Butler Matrices

Butler matrices are linear, passive beamforming networks that generate fixed-angle beams when interfaced with antenna arrays. Comprising hybrid couplers and fixed phase shifters, they provide uniform power distribution with predictable phase progression, making them ideal solutions for electronically scanned arrays (ESAs) and phased array antenna systems used in modern defense technologies.

Technology Foundation: How Butler Matrices Work

Butler Matrices beamforming network modules from Spectrum Control.

A Butler matrix operates by channeling signals through a symmetric network of 90-degree hybrid couplers and phase-shifting elements, such as quadrature devices or delay lines. Depending on the number of inputs and outputs—typically 4×4, 8×8, or higher—the system distributes signals across an antenna array to steer beams in predetermined directions without mechanical movement.

This form of passive beamforming reduces insertion loss while maintaining high signal integrity and minimizing settling time. This is especially advantageous in mission-critical applications like radar tracking or high-speed satellite communications. Unlike active phased arrays, which require complex phase control circuits, Butler matrices offer a simpler, cost-effective method for achieving angular diversity in RF systems.

Applications in Military & Defense Sectors

The relevance of Butler matrices in military and naval systems has increased as defense platforms prioritize reliability, direction finding, and robust communications in complex, multi-threat environments. Their use extends across various branches and platforms:

Radar and electronic warfare (EW)

Butler matrices enable advanced direction-finding and beam-steering capabilities in radar systems, particularly in AESA (active electronically scanned array) configurations. By distributing RF signals with consistent phase progression, these matrices allow for rapid beam switching, which is essential for surveillance, targeting, and electronic countermeasures. Passive beamforming systems are increasingly preferred for applications where stealth, low power consumption, and minimal signal distortion are paramount.

Target location and tracking systems

Integrated into ground-based or naval radar platforms, Butler matrices support precise localization of airborne, surface, or underwater targets. Their role in antenna array beamforming facilitates quick angular adjustments necessary for accurate threat detection and real-time engagement decision-making.

Satellite communication (Satcom)

Defense and naval units relying on secure satellite links benefit from Butler matrix beamforming, especially in dynamic environments where signal orientation changes rapidly. These matrices support multipath simulation and phase-aligned transmission, ensuring link reliability and low latency, even aboard moving ships or aircraft.

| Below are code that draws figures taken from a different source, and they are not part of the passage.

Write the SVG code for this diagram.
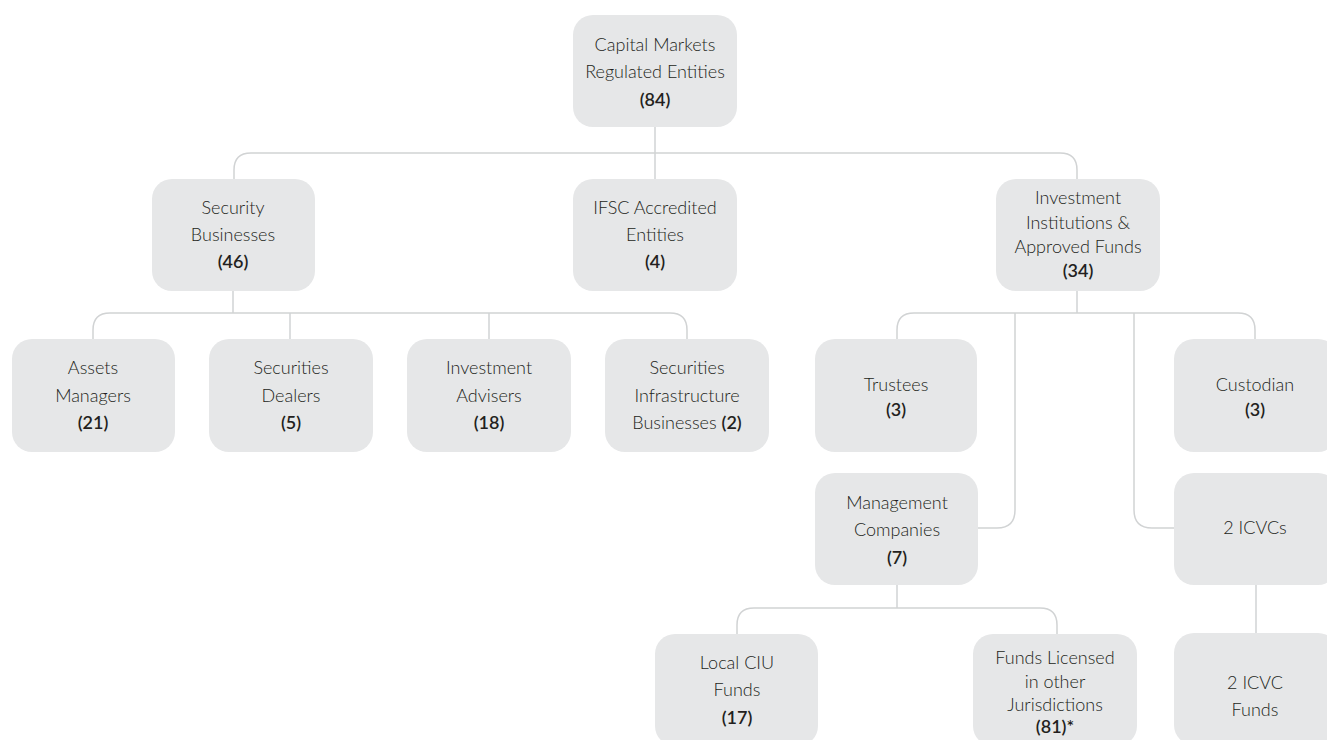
<svg xmlns="http://www.w3.org/2000/svg" width="1327" height="740" viewBox="0 0 1327 740">
<style>
.box{fill:#e6e7e8;}
.t{font-family:Lato,"Open Sans","Liberation Sans",sans-serif;font-size:18px;font-weight:300;fill:#231f20;text-anchor:middle;}
.b{font-weight:600;}
.c{fill:none;stroke:#d1d3d4;stroke-width:1.5;}
</style>
<rect width="1327" height="740" fill="#ffffff"/>
<g id="connectors">
<path class="c" d="M655,127 V179"/>
<path class="c" d="M234,179 V170 Q234,153 251,153 H1060 Q1077,153 1077,170 V179"/>
<path class="c" d="M233,291 V313"/>
<path class="c" d="M93,339 V330 Q93,313 110,313 H670 Q687,313 687,330 V339"/>
<path class="c" d="M290,313 V339"/>
<path class="c" d="M489,313 V339"/>
<path class="c" d="M1077,291 V313"/>
<path class="c" d="M897,339 V330 Q897,313 914,313 H1238 Q1255,313 1255,330 V339"/>
<path class="c" d="M1015,313 V510 Q1015,528 997,528 H978"/>
<path class="c" d="M1134,313 V510 Q1134,528 1152,528 H1174"/>
<path class="c" d="M897,585 V608"/>
<path class="c" d="M737,634 V625 Q737,608 754,608 H1040 Q1057,608 1057,625 V634"/>
<path class="c" d="M1256,585 V634"/>
</g>
<g id="n-capital">
<rect class="box" x="573" y="15" width="164" height="112" rx="20"/>
<text class="t" x="655" y="51">Capital Markets</text>
<text class="t" x="655" y="78">Regulated Entities</text>
<text class="t b" x="655" y="106">(84)</text>
</g>
<g id="n-security">
<rect class="box" x="152" y="179" width="163" height="112" rx="20"/>
<text class="t" x="233" y="214">Security</text>
<text class="t" x="233" y="241">Businesses</text>
<text class="t b" x="233" y="268">(46)</text>
</g>
<g id="n-ifsc">
<rect class="box" x="573" y="179" width="164" height="112" rx="20"/>
<text class="t" x="655" y="214">IFSC Accredited</text>
<text class="t" x="655" y="241">Entities</text>
<text class="t b" x="655" y="268">(4)</text>
</g>
<g id="n-investment">
<rect class="box" x="996" y="179" width="164" height="112" rx="20"/>
<text class="t" x="1078" y="204">Investment</text>
<text class="t" x="1078" y="229">Institutions &amp;</text>
<text class="t" x="1078" y="253">Approved Funds</text>
<text class="t b" x="1078" y="277">(34)</text>
</g>
<g id="n-assets">
<rect class="box" x="12" y="339" width="163" height="113" rx="20"/>
<text class="t" x="93" y="374">Assets</text>
<text class="t" x="93" y="402">Managers</text>
<text class="t b" x="93" y="429">(21)</text>
</g>
<g id="n-dealers">
<rect class="box" x="209" y="339" width="164" height="113" rx="20"/>
<text class="t" x="291" y="374">Securities</text>
<text class="t" x="291" y="402">Dealers</text>
<text class="t b" x="291" y="429">(5)</text>
</g>
<g id="n-advisers">
<rect class="box" x="407" y="339" width="164" height="113" rx="20"/>
<text class="t" x="489" y="374">Investment</text>
<text class="t" x="489" y="402">Advisers</text>
<text class="t b" x="489" y="429">(18)</text>
</g>
<g id="n-infra">
<rect class="box" x="605" y="339" width="164" height="113" rx="20"/>
<text class="t" x="687" y="374">Securities</text>
<text class="t" x="687" y="402">Infrastructure</text>
<text class="t" x="687" y="429">Businesses <tspan class="b">(2)</tspan></text>
</g>
<g id="n-trustees">
<rect class="box" x="815" y="339" width="162" height="113" rx="20"/>
<text class="t" x="896" y="391">Trustees</text>
<text class="t b" x="896" y="416">(3)</text>
</g>
<g id="n-custodian">
<rect class="box" x="1174" y="339" width="164" height="113" rx="20"/>
<text class="t" x="1255" y="391">Custodian</text>
<text class="t b" x="1255" y="416">(3)</text>
</g>
<g id="n-management">
<rect class="box" x="815" y="473" width="163" height="112" rx="20"/>
<text class="t" x="897" y="509">Management</text>
<text class="t" x="897" y="536">Companies</text>
<text class="t b" x="897" y="564">(7)</text>
</g>
<g id="n-icvcs">
<rect class="box" x="1174" y="473" width="164" height="112" rx="20"/>
<text class="t" x="1255" y="534">2 ICVCs</text>
</g>
<g id="n-local">
<rect class="box" x="655" y="634" width="163" height="112" rx="20"/>
<text class="t" x="737" y="669">Local CIU</text>
<text class="t" x="737" y="696">Funds</text>
<text class="t b" x="737" y="724">(17)</text>
</g>
<g id="n-funds">
<rect class="box" x="973" y="634" width="164" height="112" rx="20"/>
<text class="t" x="1055" y="664">Funds Licensed</text>
<text class="t" x="1055" y="688">in other</text>
<text class="t" x="1055" y="711">Jurisdictions</text>
<text class="t b" x="1055" y="733">(81)*</text>
</g>
<g id="n-icvcfunds">
<rect class="box" x="1174" y="633" width="164" height="112" rx="20"/>
<text class="t" x="1255" y="689">2 ICVC</text>
<text class="t" x="1255" y="716">Funds</text>
</g>
</svg>
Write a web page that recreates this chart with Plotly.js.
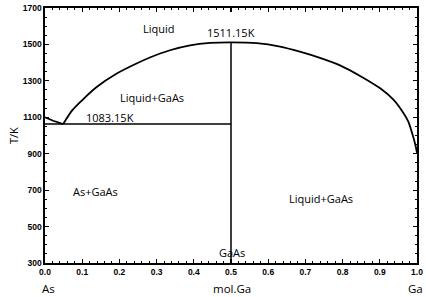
<!DOCTYPE html>
<html>
<head>
<meta charset="utf-8">
<script src="https://cdn.plot.ly/plotly-3.0.1.min.js"></script>
<style>html,body{margin:0;padding:0;background:#fff;}#chart{width:426px;height:297px;}</style>
</head>
<body>
<div id="chart"></div>
<script>
// As-rich liquidus branch (from x=0 to the eutectic)
var asSideX = [0, 0.022, 0.049];
var asSideT = [1100, 1081, 1063];
// Main GaAs liquidus
var liqX = [0.049, 0.072, 0.099, 0.139, 0.193, 0.246, 0.282, 0.336, 0.390, 0.444, 0.5, 0.569, 0.632, 0.685, 0.739, 0.793, 0.847, 0.901, 0.936, 0.963, 0.977, 0.988, 0.996, 1.0];
var liqT = [1063, 1135, 1192, 1266, 1340, 1395, 1428, 1468, 1495, 1508, 1511, 1507, 1488, 1460, 1426, 1385, 1327, 1259, 1198, 1125, 1075, 1005, 945, 905];
// GaAs compound line and eutectic line
var compX = [0.5, 0.5];
var compT = [300, 1511];
var eutX = [0, 0.5];
var eutT = [1063, 1063];

// Region labels
var labelText = ["Liquid", "1511.15K", "Liquid+GaAs", "1083.15K", "As+GaAs", "Liquid+GaAs", "GaAs"];
var labelX = [0.306, 0.501, 0.288, 0.175, 0.136, 0.741, 0.502];
var labelT = [1589, 1566, 1207, 1100, 692, 656, 355];

var lineStyle = {color: '#000', width: 1.8};
var traces = [
  {x: asSideX, y: asSideT, mode: 'lines', line: lineStyle, hoverinfo: 'skip'},
  {x: liqX, y: liqT, mode: 'lines', line: Object.assign({shape: 'spline', smoothing: 0.8}, lineStyle), hoverinfo: 'skip'},
  {x: compX, y: compT, mode: 'lines', line: {color: '#000', width: 1.5}, hoverinfo: 'skip'},
  {x: eutX, y: eutT, mode: 'lines', line: {color: '#000', width: 1.5}, hoverinfo: 'skip'}
];

// plot area in pixels: x 45..417, y 8..263
function px2paperX(px) { return (px - 45) / 372; }
function px2paperY(py) { return (263 - py) / 255; }

var txtFont = {family: 'Open Sans, Noto Sans, sans-serif', size: 11, color: '#000'};
var annotations = labelText.map(function (t, i) {
  return {x: labelX[i], y: labelT[i], xref: 'x', yref: 'y', text: t, showarrow: false, font: txtFont};
});
var outFont = {family: 'Open Sans, sans-serif', size: 11.5, color: '#000'};
function outLabel(txt, px, py) {
  return {x: px2paperX(px), y: px2paperY(py), xref: 'paper', yref: 'paper', text: txt, showarrow: false,
          font: outFont, xanchor: 'center', yanchor: 'middle', borderpad: 0};
}
annotations.push(outLabel('As', 48.5, 288));
annotations.push(outLabel('mol.Ga', 231.5, 288));
annotations.push(outLabel('Ga', 415, 288));
annotations.push({x: px2paperX(13), y: px2paperY(136), xref: 'paper', yref: 'paper', text: 'T/K', textangle: -90, showarrow: false, font: {family: 'Open Sans, sans-serif', size: 11, color: '#000'}, xanchor: 'center', yanchor: 'middle', borderpad: 0});

var tickFont = {family: 'Liberation Sans, Arial, sans-serif', size: 8.5, color: '#000', weight: 'bold'};
var layout = {
  width: 426, height: 297,
  margin: {l: 45, r: 9, t: 8, b: 34},
  paper_bgcolor: '#fff', plot_bgcolor: '#fff',
  showlegend: false,
  xaxis: {
    range: [0, 1], dtick: 0.1, tick0: 0, tickformat: '.1f',
    ticks: 'inside', ticklen: 4, tickwidth: 1.2, tickcolor: '#000',
    minor: {dtick: 0.02, ticks: 'inside', ticklen: 2, tickwidth: 1, tickcolor: '#000'},
    showline: true, linecolor: '#000', linewidth: 1.6, mirror: 'allticks',
    showgrid: false, zeroline: false, tickfont: tickFont, fixedrange: true
  },
  yaxis: {
    range: [300, 1700], dtick: 200, tick0: 300,
    ticks: 'inside', ticklen: 4, tickwidth: 1.2, tickcolor: '#000',
    minor: {dtick: 50, ticks: 'inside', ticklen: 2, tickwidth: 1, tickcolor: '#000'},
    showline: true, linecolor: '#000', linewidth: 1.6, mirror: 'allticks',
    showgrid: false, zeroline: false, tickfont: tickFont, fixedrange: true
  },
  annotations: annotations
};
Plotly.newPlot('chart', traces, layout, {staticPlot: true, displayModeBar: false});
</script>
</body>
</html>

Mobile defense communication networks

Butler matrices assist in maintaining directional RF links across mobile networks in field-deployable or vehicle-mounted networks. Their compatibility with compact antenna arrays and low insertion loss make them suitable for point-to-point or mesh communications in rugged, deployed scenarios, enabling secure connectivity in forward-operating bases or battlefield environments.

Maritime and naval systems

Naval vessels utilize Butler matrices in phased antenna systems for both communication and navigation. Their integration aids in collision avoidance, situational awareness, and warning systems using radar and SATCOM equipment. Additionally, linear antenna arrays guided by these matrices are being considered for next-generation interferometers and passive sonar alternatives.

Unmanned and autonomous platforms

Whether on drones, UGVs, or autonomous underwater vehicles, Butler matrices offer low-complexity beamforming to support real-time telemetry, command link maintenance, and spatial awareness—all while minimizing weight and power draw, which is critical in these platforms.

Comparing Butler Matrices to Alternative Beamforming Methods

While digital beamforming and active phase shifters provide dynamic control, they often increase complexity, power consumption, and cost. Butler matrices stand out in defense applications where fixed beam directions are sufficient or even preferred. Their passive nature eliminates susceptibility to electronic failure and simplifies integration into hardened military architectures.

Moreover, as wireless systems across defense sectors increasingly resemble commercial technologies—incorporating elements like cellular, Bluetooth, and Wi-Fi interoperability—Butler matrices provide a bridge between classic RF engineering and modern digital communication needs.

Design Considerations & Innovations

Modern implementations of Butler matrices explore innovations like miniaturized hybrid couplers, improved dielectric materials, and multilayer PCB designs to enhance performance at millimeter-wave frequencies. These adaptations are critical as defense systems push toward higher frequencies for secure data transmission, bandwidth expansion, and jamming resistance.

Emerging research also highlights the potential integration of Butler matrices with reconfigurable antenna arrays and adaptive signal processing for hybrid analog-digital systems, expanding their relevance in future-proof military communication infrastructure.

Summary of Butler Matrices in Defense Systems

Butler matrices represent a time-tested yet increasingly modernized solution for passive beamforming in high-frequency defense applications. Integrating radar systems, mobile battlefield networks, satellite links, and naval sensors, these matrices provide directionality, resilience, and precision in RF systems without the complexity of active alternatives. As military platforms continue to embrace phased arrays and electronically scanned technologies, Butler matrices remain at the core of efficient signal distribution and control, securing their position in next-generation defense strategies.